Dad’s questions

I remember the day my father came home from his office in Yomitan-Son, Okinawa complaining that he and his colleagues had to learn how to use a word processor. It sounded like a major obstacle. Until then he seemed happy with a typewriter.

Little did we know that the word processor marked the beginning of a revolution in communication. The personal computer, Internet, and e-mail not only enabled him to correspond with his kids, who at one time lived on three different continents, but also left an audit trail, or rather, a rich anthology of correspondence.

While Dad discussed philosophy and religion with my sister, he would correct my grammar and question my career decisions. Sometimes, he’d copy all of us in an e-mail to one of us. Through these e-mails, I was able to follow what each of us was up to. He must have enjoyed living vicariously through our adventures.

Dad and me in Brunei

Dad and me in Brunei

Going through old e-mails on my various accounts, I suddenly realize that he asked a lot of questions I either never read or answered. In contrast, he answered all my e-mails except those in the few months before he passed away.

Ten years ago, when we were actively collaborating on a series of newsletters and e-zines I was publishing in Le Bon Journal, he queried why I felt the desire to write and publish. He had written and published two dozen textbooks and books, all of which are now out-of-print. Surely he should know why. But then, he had majored in foreign language and literature and later specialized in English grammar and translation.

Here is what he wrote to the me who had just moved to the Netherlands to commence my music studies in January 2004.

What is your motivation when you decide to write an article? Is there any material incentive or just your intention to have it published? In which media will it be published, and about how many readers may be interested in reading it?

What I mean is: if you just want to write to satisfy yourself, to kill time, to keep some records of your living, to let your web visitors read them and win their applause, to practice writing and become a good writer, then you may just write when you have time and need not consider anything about the results.

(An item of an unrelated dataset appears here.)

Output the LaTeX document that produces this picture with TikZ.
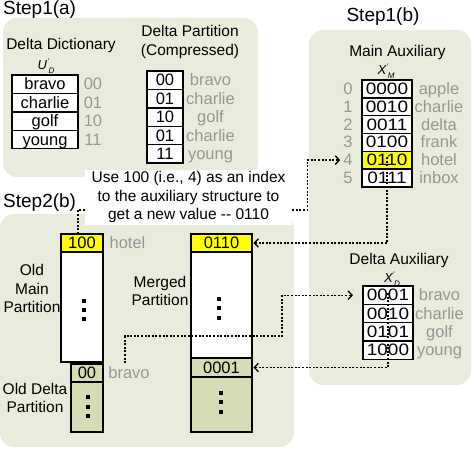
\documentclass[tikz,border=0pt]{standalone}
\usepackage{fontspec}
\setmainfont{Liberation Sans}
\newfontfamily\digfont{Liberation Sans}[FakeStretch=1.15]
\usetikzlibrary{arrows.meta}
\definecolor{panelbg}{RGB}{233,236,220}
\definecolor{dgreen}{RGB}{213,221,181}
\definecolor{lbl}{RGB}{150,150,150}
\definecolor{hl}{RGB}{255,255,0}
\newcommand{\auxsym}[2]{{\fontsize{13}{13}\selectfont\itshape #1\rlap{\raisebox{0.42em}{\fontsize{8}{8}\selectfont '}}\raisebox{-0.3em}{\fontsize{8}{8}\selectfont\kern1.5pt #2}}}
\begin{document}
\begin{tikzpicture}[x=1pt,y=-1pt,
  panel/.style={fill=panelbg, rounded corners=14pt, draw=none},
  steplbl/.style={font=\fontsize{19}{22}\selectfont, inner sep=0},
  ttl/.style={font=\fontsize{15.5}{18.5}\selectfont, align=center, inner sep=0},
  cell/.style={draw, line width=1.4pt, fill=white, inner sep=0, outer sep=0,
    text height=14.3pt, text depth=3pt, font=\fontsize{16.5}{18}\selectfont},
  auxcell/.style={cell, font=\digfont\fontsize{16.5}{18}\selectfont},
  gl/.style={text=lbl, inner sep=1pt, text height=14.3pt, text depth=3pt,
    font=\fontsize{16.5}{18}\selectfont},
  conn/.style={line width=1.3pt, dash pattern=on 2pt off 1.6pt},
  arr/.style={conn, -{Straight Barb[length=4pt,width=8.5pt,line width=1.3pt]}},
]
\useasboundingbox (0,0) rectangle (474,452);
% panels
\fill[panel] (3,18) rectangle (258,177);
\fill[panel] (309,30) rectangle (471,385);
\fill[panel] (0,214) rectangle (294,447);
% step labels
\node[steplbl, anchor=west] (s1a) at (3,10) {Step1(a)};
\node[steplbl] (s1b) at (383,17) {Step1(b)};
\node[steplbl, anchor=west] (s2b) at (3,203) {Step2(b)};

% ---- Step1(a)
\node[ttl] (ddt) at (61,45) {Delta Dictionary};
\node[inner sep=0] (ud) at (46,66) {\auxsym{U}{D}};
\foreach \w [count=\i] in {bravo,charlie,golf,young}{
  \node[cell, minimum width=66pt, minimum height=18.4pt] (dd\i) at (45, 65.8+18.4*\i) {\w};
}
\foreach \c [count=\i] in {00,01,10,11}{
  \node[gl] (dc\i) at (93, 65.8+18.4*\i) {\c};
}
\node[ttl] (dpt) at (190,42) {Delta Partition\\(Compressed)};
\foreach \c [count=\i] in {00,01,10,01,11}{
  \node[cell, minimum width=36pt, minimum height=18.4pt] (dp\i) at (165, 61.8+18.4*\i) {\c};
}
\foreach \w [count=\i] in {bravo,charlie,golf,charlie,young}{
  \node[gl] (dpl\i) at (210.5, 61.8+18.4*\i) {\w};
}

% ---- Step1(b)
\node[ttl] (mat) at (397.5,52) {Main Auxiliary};
\node[inner sep=0] (xm) at (386,71) {\auxsym{X}{M}};
\foreach \c/\w/\f [count=\i from 0] in {0000/apple/white,0010/charlie/white,0011/delta/white,0100/frank/white,0110/hotel/hl,0111/inbox/white}{
  \node[auxcell, fill=\f, minimum width=50pt, minimum height=17.8pt] (ma\i) at (387, 88.9+17.8*\i) {\c};
  \node[gl] (idx\i) at (348, 88.9+17.8*\i) {\i};
  \node[gl] (mal\i) at (439, 88.9+17.8*\i) {\w};
}
\node[ttl] (dat) at (399,260) {Delta Auxiliary};
\node[inner sep=0] (xd) at (392,279) {\auxsym{X}{D}};
\foreach \c/\w [count=\i] in {0001/bravo,0010/charlie,0101/golf,1000/young}{
  \node[auxcell, minimum width=50pt, minimum height=18.3pt] (da\i) at (388, 276.9+18.3*\i) {\c};
  \node[gl] (dal\i) at (439.5, 276.9+18.3*\i) {\w};
}

% ---- Step2(b)
\node[cell, fill=hl, minimum width=42pt, minimum height=18pt] (om1) at (82,243) {100};
\node[cell, minimum width=42pt, minimum height=110pt] (om2) at (82,307) {};
\node[cell, fill=dgreen, minimum width=32pt, minimum height=18pt] (od1) at (87,373) {00};
\node[cell, fill=dgreen, minimum width=32pt, minimum height=50pt] (od2) at (87,407) {};
\node[cell, fill=hl, minimum width=61pt, minimum height=18pt] (mp1) at (221.5,243) {0110};
\node[cell, minimum width=61pt, minimum height=106pt] (mpm) at (221.5,305) {};
\node[cell, fill=dgreen, minimum width=61pt, minimum height=19pt] (mp2) at (221.5,367.5) {0001};
\node[cell, fill=dgreen, minimum width=61pt, minimum height=55pt] (mp3) at (221.5,404.5) {};
\foreach \y in {301,310,319} \fill (84,\y) +(-2.2,-2.2) rectangle +(2.2,2.2);
\foreach \y in {397,407,416} \fill (88,\y) +(-2.2,-2.2) rectangle +(2.2,2.2);
\foreach \y in {299,308,318} \fill (219,\y) +(-2.2,-2.2) rectangle +(2.2,2.2);
\foreach \y in {393,402,412} \fill (221,\y) +(-2.2,-2.2) rectangle +(2.2,2.2);
\node[gl] (hotel) at (127.5,243) {hotel};
\node[gl] (bravo) at (129,373) {bravo};
\node[ttl] (omlbl) at (32,288.5) {Old\\Main\\Partition};
\node[ttl] (odlbl) at (35,398) {Old Delta\\Partition};
\node[ttl] (mplbl) at (160,291) {Merged\\Partition};

% note box
\node[fill=white, inner sep=0, minimum width=207pt, minimum height=55pt, align=center,
  font=\fontsize{15.5}{18.5}\selectfont] (note) at (188.5,197)
  {Use 100 (i.e., 4) as an index\\to the auxiliary structure to\\get a new value -{}- 0110};

% connectors
\draw[conn] ([xshift=-4pt]om1.north) |- ([yshift=-13pt]note.west);
\draw[arr, shorten >=2pt] ([yshift=-13pt]note.east) -- ++(15,0) |- (idx4.west);
\draw[arr, shorten >=1.5pt] ([yshift=3pt]ma4.center) |- (mp1.east);
\draw[arr, shorten >=10pt] ([xshift=-4pt]bravo.north) |- (282,336) |- (da1.west);
\draw[arr, shorten >=1.5pt] ([yshift=2pt]da1.center) |- (mp2.east);
\end{tikzpicture}
\end{document}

The writer author of “Dream of Red Chamber” (Hong Lou Meng, the best classic novel of China) wrote after his noble, rich family collapsed and he himself became impoverished, his work was so good that at first his friends and later people diligently, laboriously copied what he wrote. He won his fame only after he died in poverty. He did not get a cent from his great book. But publishers, bookstores later on and even today have made money from it and readers love it best among all Chinese novels.

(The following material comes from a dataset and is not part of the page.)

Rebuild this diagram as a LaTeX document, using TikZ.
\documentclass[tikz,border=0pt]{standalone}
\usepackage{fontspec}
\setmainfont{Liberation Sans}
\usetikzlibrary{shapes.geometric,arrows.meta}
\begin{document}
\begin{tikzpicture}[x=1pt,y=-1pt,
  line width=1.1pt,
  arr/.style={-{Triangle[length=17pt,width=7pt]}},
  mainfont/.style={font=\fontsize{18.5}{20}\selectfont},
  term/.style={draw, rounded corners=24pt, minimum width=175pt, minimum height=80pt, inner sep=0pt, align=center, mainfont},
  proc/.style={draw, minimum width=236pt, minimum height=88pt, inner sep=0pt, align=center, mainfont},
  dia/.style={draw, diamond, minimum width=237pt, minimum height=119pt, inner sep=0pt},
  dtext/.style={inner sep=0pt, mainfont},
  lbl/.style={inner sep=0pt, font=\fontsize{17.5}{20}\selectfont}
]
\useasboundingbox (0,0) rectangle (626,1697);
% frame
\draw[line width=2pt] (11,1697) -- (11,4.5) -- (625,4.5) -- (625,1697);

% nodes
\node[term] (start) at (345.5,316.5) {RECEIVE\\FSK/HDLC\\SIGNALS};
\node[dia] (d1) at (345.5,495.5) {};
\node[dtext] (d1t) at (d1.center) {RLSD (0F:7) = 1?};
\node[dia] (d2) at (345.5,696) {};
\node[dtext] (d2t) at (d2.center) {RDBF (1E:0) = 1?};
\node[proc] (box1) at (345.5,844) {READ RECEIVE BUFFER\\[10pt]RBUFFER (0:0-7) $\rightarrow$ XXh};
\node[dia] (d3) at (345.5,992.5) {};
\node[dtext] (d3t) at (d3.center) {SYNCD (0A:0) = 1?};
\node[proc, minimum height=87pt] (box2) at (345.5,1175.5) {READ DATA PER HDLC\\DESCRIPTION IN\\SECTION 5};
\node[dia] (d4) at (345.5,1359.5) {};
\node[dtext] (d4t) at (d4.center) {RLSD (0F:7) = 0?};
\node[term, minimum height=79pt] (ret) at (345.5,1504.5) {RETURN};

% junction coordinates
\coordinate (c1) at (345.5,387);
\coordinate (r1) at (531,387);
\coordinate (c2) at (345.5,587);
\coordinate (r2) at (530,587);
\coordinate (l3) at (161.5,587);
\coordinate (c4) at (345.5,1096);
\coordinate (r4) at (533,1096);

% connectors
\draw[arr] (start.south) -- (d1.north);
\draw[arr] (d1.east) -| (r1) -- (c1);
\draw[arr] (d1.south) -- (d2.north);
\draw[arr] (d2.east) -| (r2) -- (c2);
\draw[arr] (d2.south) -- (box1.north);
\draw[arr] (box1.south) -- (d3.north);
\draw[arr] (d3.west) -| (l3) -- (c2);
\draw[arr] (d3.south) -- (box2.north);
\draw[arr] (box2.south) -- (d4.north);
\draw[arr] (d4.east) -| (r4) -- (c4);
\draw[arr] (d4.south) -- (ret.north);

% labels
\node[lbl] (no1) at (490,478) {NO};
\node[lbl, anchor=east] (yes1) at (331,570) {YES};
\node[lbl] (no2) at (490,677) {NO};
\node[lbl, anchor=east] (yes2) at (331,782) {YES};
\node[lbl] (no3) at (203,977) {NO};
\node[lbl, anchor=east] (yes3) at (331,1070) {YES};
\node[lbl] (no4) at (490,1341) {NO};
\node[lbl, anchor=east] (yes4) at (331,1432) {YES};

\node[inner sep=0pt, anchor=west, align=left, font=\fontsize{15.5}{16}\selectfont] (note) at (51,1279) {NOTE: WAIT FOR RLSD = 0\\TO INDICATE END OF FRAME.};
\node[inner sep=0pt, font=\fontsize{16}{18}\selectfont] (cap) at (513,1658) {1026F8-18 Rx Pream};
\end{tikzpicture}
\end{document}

A sharp contrast is Shakespeare, Samuel Johnson, Addison, Dickens, White, Thurber all wrote for pay as well as to advocate social justice, describe human nature, to name a few. So pay or royalties seem very important as an incentive. Eileen Chang wrote screenplay for HK fims (Red Rose, White Rose is based on her novel) for pay when she needed it badly even though she did not like to write screenplay.

I like to know if you wish to win fame and get paid, where and how will you get your space for your writing, space that will attract more readers than your webstation and that will pay you?

Brunei: Father with his friend Robert Yang, a writer known as 水晶 and an Eileen Chang expert

Brunei: Father with his friend Robert Yang, a writer known as 水晶 and an Eileen Chang expert

Note: His friend 水晶 wrote and published many novels and books. They were classmates at National Taiwan University. I would love to meet him one day soon.